The Water Music Festival Society has been bringing the highest level of music entertainment to the Peninsula since 1984 (watermusicfestival.com). They’ve created not only Music in the Gardens, Jazz and Oysters, the Water Music Festival and the Christmas Concert, but the organization also provides generous funding to our local school music programs. The board is a top-notch group of volunteers creating professional quality events.
Just coming off of a highly lauded and successful Oysterville Spring Garden Tour, this board of — ahem! — skilled and determined women have rallied post-Covid and lined up another year of amazing music. Nancy Allen, the organizer and creative force behind Music in the Gardens, is working quietly behind the scenes for the upcoming event on July 9.
New board member Steve Kovach (OK, there is one amazing guy board member!) visited all the gardens and came away with a lively view of what he saw. “This year there’s another line-up of awesome gardens!” As he writes, there’s a range of delights from bird sanctuaries, to parklike rhody displays, to “nine acres of agricultural wonder with 75,000 daffodils lining the grand entrance and a herd of goats” as a finale. Add to that fountains, statuary, a letterset press, a ceramic ‘riverbed,’ a hayride and cranberries and you have a day not-to-be-missed. (This doesn’t even mention the range of music to be found, this year to include some veritable Hawai’ian meles.) How Nancy continues to find these amazing gardens every year is remarkable. And this range shows not only the breadth of beauty that is the Peninsula, but the human ingenuity and floral possibilities in our environment. (For tickets: www.brownpapertickets.com/event/5452946)
The best
Jazz and Oysters, this year at Nahcotta’s Port of Peninsula, is coming up Aug. 13. As J&O organizer Diana Thompson writes, “The day-long event will feature great jazz as well as oysters grilled to perfection, an array of tasty foods, and beverages including beer and wine. Doors open at 11:30 a.m., with the Ilwaco High School Jazz Band at noon followed by the great sounds of the Ranger and the Re-Arrangers, the Ellen Whyte Ensemble at 3:00 and the Mel Brown B3 Quartet at 5:00 p.m. Bring chairs or a blanket, the kids, dogs (on leashes) and enjoy a wonderful day of music and food!”

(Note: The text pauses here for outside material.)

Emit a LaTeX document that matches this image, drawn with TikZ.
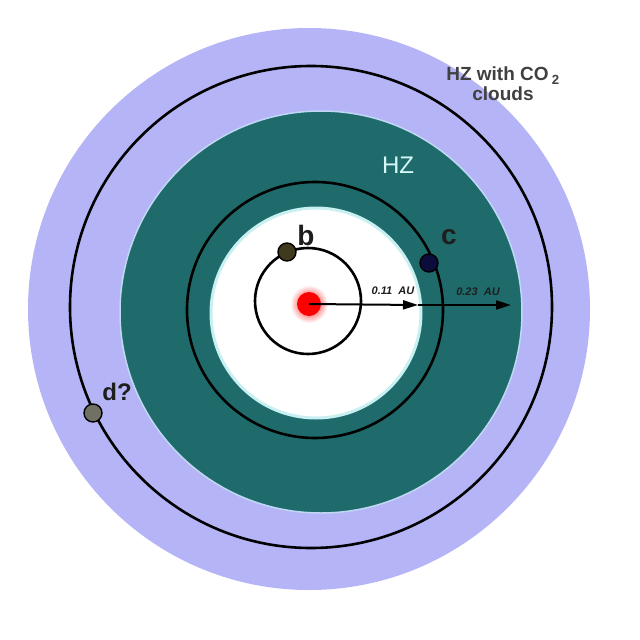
\documentclass[tikz,border=0pt]{standalone}
\usepackage{fontspec}
\setmainfont{Liberation Sans}
\usetikzlibrary{arrows.meta}
\definecolor{lav}{RGB}{180,180,246}
\definecolor{teal2}{RGB}{31,107,107}
\definecolor{rim}{RGB}{200,240,242}
\definecolor{pb}{RGB}{62,58,30}
\definecolor{pc}{RGB}{12,12,60}
\definecolor{pd}{RGB}{112,112,100}
\definecolor{txt}{RGB}{30,30,30}
\definecolor{hzc}{RGB}{215,248,248}
\tikzset{
  orbit/.style={draw=black, line width=2.6pt},
  planet/.style={circle, draw=black, line width=1.4pt, minimum size=18pt, inner sep=0pt},
  plabel/.style={font=\fontsize{28}{30}\selectfont\bfseries, text=txt, inner sep=0pt},
  aulabel/.style={font=\fontsize{11}{12}\selectfont\bfseries\itshape, text=txt, inner sep=0pt},
  arr/.style={line width=2pt, -{Triangle[length=15pt,width=9pt]}}
}
\begin{document}
\begin{tikzpicture}[x=1pt,y=-1pt]
\useasboundingbox (0,0) rectangle (640,640);
\fill[white] (0,0) rectangle (640,640);
% zones
\fill[lav] (309,309) circle [radius=281];
\fill[teal2, draw=rim!60!lav, line width=1.5pt] (321,312) circle [radius=201];
\fill[white, draw=rim, line width=3pt] (316,313) circle [radius=105];
% orbits
\draw[orbit] (311,307) circle [radius=241];
\draw[orbit] (315,310) circle [radius=128];
\draw[orbit] (308,301) circle [radius=53];
% star
\shade[inner color=red, outer color=white] (309,304) circle [radius=19];
\node[circle, fill=red, minimum size=24pt, inner sep=0pt] (star) at (309,304) {};
% arrows
\coordinate (a1) at (418,305);
\coordinate (a2) at (511,305);
\draw[arr] (star.center) -- (a1);
\draw[arr] (a1) -- (a2);
\node[aulabel] (l1) at (393,291) {0.11\ \ AU};
\node[aulabel] (l2) at (478,292) {0.23\ \ AU};
% planets
\node[planet, fill=pb] (b) at (287,252) {};
\node[planet, fill=pc] (c) at (429,263) {};
\node[planet, fill=pd] (d) at (93,413) {};
\node[plabel] (lb) at (306,235) {b};
\node[plabel] (lc) at (449,237) {c};
\node[plabel, font=\fontsize{24}{26}\selectfont\bfseries] (ld) at (117,392) {d?};
% zone labels
\node[font=\fontsize{24}{28}\selectfont, text=hzc, inner sep=0pt] (hz) at (398,165) {HZ};
\node[font=\fontsize{19}{22}\selectfont\bfseries, text=txt!85!white, align=center, inner sep=0pt] (hzco) at (503,84)
  {HZ with CO\,$_{\mathbf 2}$\\[-2pt]clouds};
\end{tikzpicture}
\end{document}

The main event — Water Music Festival — takes place in mid-October and musicians will include both new talent and great returnees. Chinook School auditorium is the venue this year which supports the community renovation project there and serves to cover the Peninsula from top to bottom, north to south. Stay tuned for details.
Just a few additional notes about where the money goes. As if bringing us top quality music at reasonable prices wasn’t enough, the Water Music Society gives substantial financial help to our school music programs. In 2017 $5,000 went to the Ilwaco Music Boosters for drum major workshops and other programs. In 2018, $10,00 benefited Long Beach and Ocean Park school assemblies, and senior Center performances; as well as an Ilwaco trip to Orlando for music competitions. In 2019, $8,000 supported school music endeavors and instrument purchases in Ilwaco, Naselle, Ocean Park, and Long Beach. Recently, $7,000 sent Ilwaco High students back to Orlando’s music competition.
Despite national political ugliness throwing us back into the dark ages, we’re blessed to live in a community that supports health and well-being. Man (and woman!) can’t live by bread alone. Thank goodness we have groups providing us with art, music, and adult beverages at events that bring us together to enjoy the finer things in life.